Detailed Future Risks

Greenlam's success is highly dependent on macroeconomic conditions, particularly the health of the real estate and home improvement markets. As a cyclical business, its revenue can be significantly impacted by rising interest rates, which dampen housing demand, and high inflation, which reduces discretionary spending on renovations. The industry is intensely competitive, with major organized players like Century Plyboards and a vast unorganized sector constantly vying for market share. This fierce competition creates persistent pricing pressure. A key forward-looking risk is the wave of capacity expansion across the industry, which could lead to an oversupply of laminates and wood panels, further eroding profitability for all players if demand does not keep pace.

The company's profitability is directly exposed to the volatile prices of its primary raw materials, including chemicals like phenol and methanol, as well as timber and paper. These input costs are commodities and can fluctuate unpredictably due to global supply chain issues, geopolitical events, or changes in crude oil prices. While Greenlam attempts to pass these cost increases on to customers, there is often a time lag. This delay can significantly compress margins, especially during periods of rapid cost inflation, making earnings less predictable. A sustained increase in raw material prices without a corresponding rise in end-product prices remains a core threat to the company's bottom line.

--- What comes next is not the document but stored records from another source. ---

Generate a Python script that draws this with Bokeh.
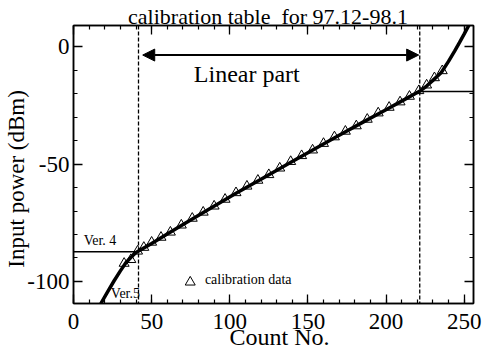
from bokeh.plotting import figure
from bokeh.models import (LinearAxis, Span, Arrow, NormalHead, Label,
                          SingleIntervalTicker, Range1d)
from bokeh.embed import file_html
from bokeh.resources import INLINE

FONT = "'Liberation Serif', 'Times New Roman', serif"
NB = "\u00a0"

# Ver. 5 conversion curve (count -> input power, dBm)
curve_x = [17.5, 22, 26, 30, 33.5, 37, 40, 50, 60, 72, 85, 104, 120, 140,
           168, 185, 200, 212, 222.3, 226, 230, 235.4, 240, 244, 247, 250, 253, 256]
curve_y = [-109.4, -104.2, -99.7, -95.5, -92.0, -89.6, -87.7, -83.8, -79.8,
           -75.0, -69.9, -62.4, -56.4, -48.9, -38.4, -32.2, -26.8, -22.4,
           -18.6, -16.7, -14.3, -10.9, -6.2, -1.7, 1.8, 5.4, 9.1, 12.8]

# calibration data (triangles)
cal_x = [32.4, 36.7, 41, 45, 50, 56, 62, 69, 76, 83, 90, 97, 104, 111, 118,
         125, 132, 139, 146, 153, 160, 167, 174, 181, 188, 195, 202, 209,
         215, 221, 226, 231, 236]
cal_y = [-92.3, -90.7, -87.1, -85.5, -83.3, -81.2, -79.0, -76.0, -73.1,
         -70.5, -67.9, -65.0, -62.2, -59.4, -56.9, -54.5, -51.7, -48.9,
         -46.4, -44.0, -41.2, -38.4, -36.0, -33.7, -30.9, -28.2, -25.8,
         -23.5, -21.1, -18.7, -16.3, -13.2, -10.2]

# Ver. 4 clamps
ver4_low_x = [0, 41.6]
ver4_low_y = [-87.3, -87.3]
ver4_high_x = [221.6, 256]
ver4_high_y = [-19.0, -19.0]

linear_bounds = [41.6, 221.6]
arrow_x = [44.3, 220.9]
arrow_y = -3.5

y_tick_labels = {-100: "-100", -50: "-50", 0: "0"}

title_text = "calibration table" + NB + " for 97.12-98.1" + NB * 2
x_title = NB * 2 + "Count No."
y_title = "Input power (dBm)" + NB * 5

p = figure(width=482, height=352, x_range=Range1d(0, 256),
           y_range=Range1d(-109.4, 9.1), output_backend="svg",
           toolbar_location=None, title=None, min_border_left=73,
           min_border_right=9, min_border_top=23, min_border_bottom=49,
           background_fill_color="white", border_fill_color="white")

p.grid.visible = False
p.outline_line_color = "black"
p.outline_line_width = 1.5

def style_axis(ax, show_labels=True):
    ax.ticker = SingleIntervalTicker(interval=50, num_minor_ticks=5)
    ax.axis_line_color = "black"
    ax.axis_line_width = 1.5
    ax.major_tick_in = 9
    ax.major_tick_out = 0
    ax.minor_tick_in = 4
    ax.minor_tick_out = 0
    ax.major_tick_line_width = 1.3
    ax.minor_tick_line_width = 1.2
    ax.major_label_text_font = FONT
    ax.major_label_text_color = "black"
    ax.axis_label_text_font = FONT
    ax.axis_label_text_font_style = "normal"
    ax.axis_label_text_color = "black"
    ax.axis_label_text_font_size = "24px"
    ax.axis_label_text_line_height = 0.8
    ax.major_label_text_line_height = 0.8
    if show_labels:
        ax.major_label_text_font_size = "23px"
        ax.major_label_standoff = 4
    else:
        ax.major_label_text_font_size = "1px"
        ax.major_label_text_alpha = 0
        ax.major_label_standoff = 0

style_axis(p.xaxis[0])
style_axis(p.yaxis[0])
p.yaxis[0].major_label_overrides = y_tick_labels
p.xaxis[0].axis_label = x_title
p.xaxis[0].axis_label_text_line_height = 0.5
p.xaxis[0].major_label_standoff = 10
p.xaxis[0].axis_label_standoff = -8
p.yaxis[0].axis_label = y_title
p.yaxis[0].axis_label_text_font_size = "23px"
p.yaxis[0].axis_label_standoff = -5

top = LinearAxis()
style_axis(top, False)
top.axis_label = title_text
top.axis_label_text_font_size = "22px"
top.axis_label_text_line_height = 0.5
top.axis_label_standoff = -3
p.add_layout(top, "above")
right = LinearAxis()
style_axis(right, False)
p.add_layout(right, "right")

# curves
p.line(curve_x, curve_y, line_color="black", line_width=3.5)
p.line(ver4_low_x, ver4_low_y, line_color="black", line_width=1.5)
p.line(ver4_high_x, ver4_high_y, line_color="black", line_width=1.5)
p.scatter(cal_x, cal_y, marker="triangle", size=10, fill_color=None,
          line_color="black", line_width=1)

for xb in linear_bounds:
    p.add_layout(Span(location=xb, dimension="height", line_color="black",
                      line_width=1.3, line_dash="4 2"))

p.add_layout(Arrow(x_start=arrow_x[0], x_end=arrow_x[1], y_start=arrow_y,
                   y_end=arrow_y, line_color="black", line_width=2,
                   start=NormalHead(size=12, fill_color="black", line_color="black"),
                   end=NormalHead(size=12, fill_color="black", line_color="black")))

def label(x, y, text, size, **kw):
    p.add_layout(Label(x=x, y=y, text=text, text_font=FONT,
                       text_font_size=size, text_color="black", **kw))

label(77, -17.2, "Linear part", "24px")
label(6.5, -85.7, "Ver. 4", "14px")
label(23.9, -108.2, "Ver.5", "14px")

# legend
p.scatter([74.7], [-100.3], marker="triangle", size=10, fill_color=None,
          line_color="black", line_width=1)
label(84.1, -102.5, "calibration data", "14px")

open("out.html", "w").write(file_html(p, INLINE))
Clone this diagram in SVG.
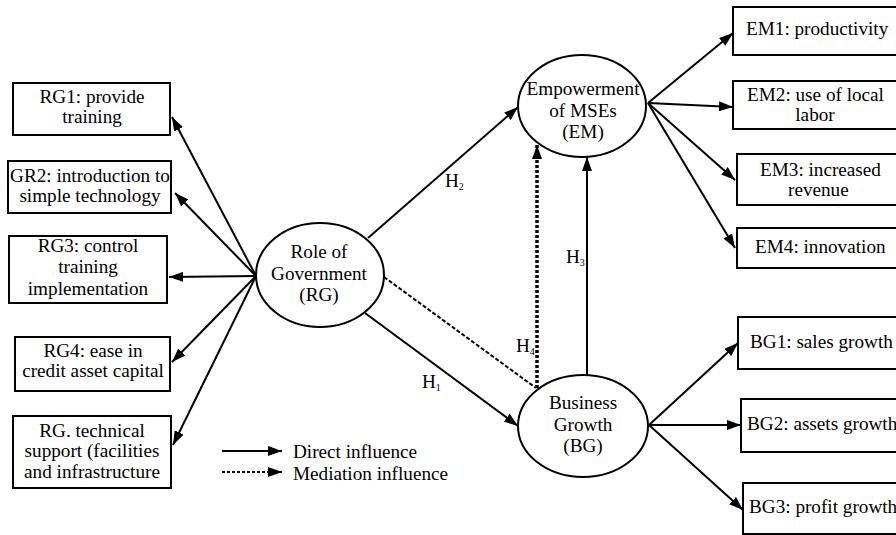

On a company-specific level, the most significant risk stems from its ambitious, debt-funded capital expenditure program to expand manufacturing capacity, particularly in the MDF and particleboard segments. This strategy carries two major risks. First is execution risk—any delays or cost overruns in commissioning these large-scale projects could strain resources. Second, and more critical, is the financial risk associated with the increased debt on its balance sheet. If the market cannot absorb the new supply at profitable prices, or if an economic slowdown occurs just as these plants come online, the company could face challenges in servicing its higher debt obligations, putting pressure on its cash flows and overall financial health.